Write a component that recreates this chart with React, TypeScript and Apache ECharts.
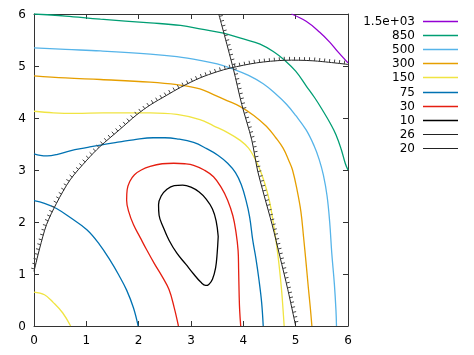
import React, { useEffect, useRef } from 'react';
import * as echarts from 'echarts';

const levelLabels = ['1.5e+03', '850', '500', '300', '150', '75', '30', '10', '26', '20'];
const xTicks = [0, 1, 2, 3, 4, 5, 6];

const c1500 = [[4.92, 6.0], [5.2, 5.86], [5.46, 5.65], [5.65, 5.46], [5.8, 5.28], [6.0, 5.06]];
const c850 = [[0, 6.0], [0.6, 5.96], [1.27, 5.9], [2.22, 5.83], [2.8, 5.78], [3.2, 5.71], [3.62, 5.63], [4.0, 5.52], [4.32, 5.42], [4.6, 5.26], [4.79, 5.11], [5.0, 4.9], [5.2, 4.62], [5.37, 4.38], [5.52, 4.14], [5.66, 3.9], [5.77, 3.68], [5.87, 3.4], [5.95, 3.12], [6.0, 3.0]];
const c500 = [[0, 5.35], [0.6, 5.32], [1.27, 5.29], [2.22, 5.23], [2.73, 5.18], [3.17, 5.11], [3.5, 5.04], [3.81, 4.94], [4.1, 4.82], [4.38, 4.66], [4.6, 4.48], [4.82, 4.27], [5.0, 4.05], [5.2, 3.77], [5.35, 3.47], [5.45, 3.2], [5.53, 2.9], [5.6, 2.5], [5.65, 2.0], [5.69, 1.4], [5.74, 0.8], [5.77, 0.3], [5.78, 0]];
const c300 = [[0, 4.81], [0.6, 4.77], [1.27, 4.74], [2.22, 4.69], [2.73, 4.64], [3.17, 4.56], [3.43, 4.45], [3.7, 4.33], [3.94, 4.22], [4.2, 4.05], [4.44, 3.84], [4.62, 3.62], [4.76, 3.42], [4.87, 3.18], [4.94, 3.0], [5.03, 2.6], [5.1, 2.2], [5.15, 1.72], [5.2, 1.2], [5.24, 0.76], [5.28, 0.35], [5.31, 0]];
const c150a = [[0, 4.13], [0.37, 4.1], [0.8, 4.09], [1.32, 4.1], [2.22, 4.1], [2.73, 4.07], [3.17, 3.97], [3.43, 3.85], [3.7, 3.72], [3.94, 3.57], [4.1, 3.42], [4.22, 3.22], [4.32, 3.0], [4.41, 2.74], [4.5, 2.4], [4.57, 2.0], [4.63, 1.6], [4.68, 1.2], [4.73, 0.7], [4.76, 0.3], [4.78, 0]];
const c150b = [[0, 0.65], [0.2, 0.6], [0.37, 0.45], [0.55, 0.25], [0.7, 0]];
const c75a = [[0, 3.31], [0.12, 3.28], [0.25, 3.27], [0.45, 3.3], [0.69, 3.37], [1.0, 3.43], [1.27, 3.48], [1.64, 3.54], [1.9, 3.58], [2.28, 3.62], [2.5, 3.62], [2.73, 3.6], [3.05, 3.53], [3.3, 3.41], [3.52, 3.28], [3.7, 3.13], [3.85, 2.95], [3.96, 2.72], [4.05, 2.42], [4.12, 2.1], [4.18, 1.65], [4.24, 1.3], [4.3, 0.88], [4.35, 0.45], [4.38, 0]];
const c75b = [[0, 2.41], [0.2, 2.36], [0.43, 2.26], [0.7, 2.08], [1.01, 1.85], [1.25, 1.57], [1.45, 1.27], [1.62, 0.98], [1.77, 0.69], [1.9, 0.35], [1.99, 0]];
const c30 = [[2.76, 0], [2.68, 0.35], [2.58, 0.7], [2.45, 0.95], [2.3, 1.2], [2.15, 1.47], [2.03, 1.7], [1.9, 1.95], [1.81, 2.2], [1.77, 2.42], [1.78, 2.62], [1.83, 2.78], [1.92, 2.91], [2.05, 3.0], [2.22, 3.07], [2.45, 3.12], [2.67, 3.13], [2.88, 3.12], [3.05, 3.09], [3.25, 3.0], [3.43, 2.87], [3.58, 2.66], [3.7, 2.42], [3.8, 2.12], [3.86, 1.8], [3.9, 1.45], [3.91, 1.08], [3.92, 0.6], [3.93, 0.3], [3.95, 0]];
const c10 = [[3.52, 1.72], [3.5, 1.4], [3.47, 1.12], [3.41, 0.9], [3.34, 0.8], [3.28, 0.78], [3.19, 0.84], [3.05, 1.0], [2.9, 1.19], [2.73, 1.4], [2.58, 1.65], [2.47, 1.9], [2.39, 2.13], [2.38, 2.33], [2.43, 2.5], [2.54, 2.63], [2.68, 2.7], [2.84, 2.71], [3.0, 2.67], [3.15, 2.58], [3.29, 2.44], [3.41, 2.25], [3.48, 2.02], [3.52, 1.72]];
const c26 = [[0, 1.05], [0.11, 1.5], [0.24, 1.95], [0.43, 2.36], [0.69, 2.81], [1.01, 3.19], [1.26, 3.45], [1.64, 3.78], [1.96, 4.06], [2.22, 4.25], [2.54, 4.44], [2.8, 4.59], [3.17, 4.77], [3.5, 4.89], [3.75, 4.96], [4.25, 5.06], [4.79, 5.11], [5.33, 5.1], [6.0, 5.03]];
const c20 = [[3.53, 6.0], [3.81, 4.94], [3.97, 4.26], [4.16, 3.58], [4.27, 3.0], [4.4, 2.5], [4.55, 1.95], [4.7, 1.33], [4.85, 0.7], [5.0, 0]];

const colors = ['#9400d3', '#009e73', '#56b4e9', '#e69f00', '#f0e442', '#0072b2', '#e51e10', '#000000', '#222222', '#222222'];
const widths = [1.3, 1.3, 1.3, 1.3, 1.3, 1.3, 1.3, 1.3, 1, 1];

export default function App() {
  const ref = useRef<HTMLDivElement>(null);
  useEffect(() => {
    const chart = echarts.init(ref.current!, null, { renderer: 'svg' });
    const font = '"DejaVu Sans", sans-serif';

    const line = (name: string, data: number[][], idx: number) => ({
      type: 'line', name, data, showSymbol: false, symbol: 'none', smooth: 0.4,
      lineStyle: { color: colors[idx], width: widths[idx] }, silent: true, z: 2,
    });

    const hatch = (name: string, data: number[][], idx: number) => ({
      type: 'custom', name, data, silent: true, z: 3, clip: false,
      encode: { x: 0, y: 1 },
      renderItem: (params: any, api: any) => {
        if (params.dataIndex !== 0) return null;
        const pts = data.map((p) => api.coord(p));
        const children: any[] = [{
          type: 'polyline', shape: { points: pts, smooth: 0.3 },
          style: { stroke: colors[idx], lineWidth: widths[idx], fill: null },
        }];
        const spacing = 5, len = 3.5;
        let acc = spacing / 2;
        for (let i = 0; i < pts.length - 1; i++) {
          const [x0, y0] = pts[i];
          const [x1, y1] = pts[i + 1];
          const dx = x1 - x0, dy = y1 - y0, L = Math.hypot(dx, dy);
          const ux = dx / L, uy = dy / L, nx = uy, ny = -ux;
          let t = acc;
          while (t <= L) {
            const px = x0 + ux * t, py = y0 + uy * t;
            children.push({ type: 'line', shape: { x1: px, y1: py, x2: px + nx * len, y2: py + ny * len }, style: { stroke: '#444', lineWidth: 1 } });
            t += spacing;
          }
          acc = t - L;
        }
        return { type: 'group', children };
      },
    });

    const axisCommon = {
      type: 'value', min: 0, max: 6, interval: 1,
      axisLine: { show: true, onZero: false, lineStyle: { color: '#333', width: 1 } },
      axisTick: { show: true, inside: true, length: 5, lineStyle: { color: '#333' } },
      splitLine: { show: false },
    };
    const label = { color: '#000', fontSize: 12, fontFamily: font, formatter: (v: number) => (xTicks.includes(v) ? String(v) : '') };

    const legendTop = 21, legendStep = 14.1;
    const graphic: any[] = [];
    levelLabels.forEach((lab, i) => {
      const y = legendTop + i * legendStep;
      const ly = Math.round(y) + 0.5;
      graphic.push({ type: 'text', x: 415, y, style: { text: lab, textAlign: 'right', textVerticalAlign: 'middle', font: `12px ${font}`, fill: '#000' } });
      graphic.push({ type: 'line', shape: { x1: 423, y1: ly, x2: 458, y2: ly }, style: { stroke: colors[i], lineWidth: widths[i] } });
    });

    chart.setOption({
      animation: false,
      grid: { left: 34, top: 14, width: 314, height: 312 },
      xAxis: [
        { ...axisCommon, position: 'bottom', axisLabel: { ...label, margin: 8 } },
        { ...axisCommon, position: 'top', axisLabel: { show: false } },
      ],
      yAxis: [
        { ...axisCommon, position: 'left', axisLabel: { ...label, margin: 8 } },
        { ...axisCommon, position: 'right', axisLabel: { show: false } },
      ],
      graphic,
      series: [
        line(levelLabels[0], c1500, 0),
        line(levelLabels[1], c850, 1),
        line(levelLabels[2], c500, 2),
        line(levelLabels[3], c300, 3),
        line(levelLabels[4], c150a, 4),
        line(levelLabels[4], c150b, 4),
        line(levelLabels[5], c75a, 5),
        line(levelLabels[5], c75b, 5),
        line(levelLabels[6], c30, 6),
        line(levelLabels[7], c10, 7),
        hatch(levelLabels[8], c26, 8),
        hatch(levelLabels[9], c20, 9),
      ],
    });
    return () => chart.dispose();
  }, []);
  return <div ref={ref} style={{ position: 'fixed', left: 0, top: 0, width: 474, height: 355 }} />;
}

WORK TO COMPLETE: Exactly reproduce the run of lines from the start of the listing through the line with "const xTicks = [0, 1, 2, 3, 4, 5, 6];", inclusive; pictures are not copied.

EXERCISE RESPONSE:
Write a component that recreates this chart with React, TypeScript and Apache ECharts.
import React, { useEffect, useRef } from 'react';
import * as echarts from 'echarts';

const levelLabels = ['1.5e+03', '850', '500', '300', '150', '75', '30', '10', '26', '20'];
const xTicks = [0, 1, 2, 3, 4, 5, 6];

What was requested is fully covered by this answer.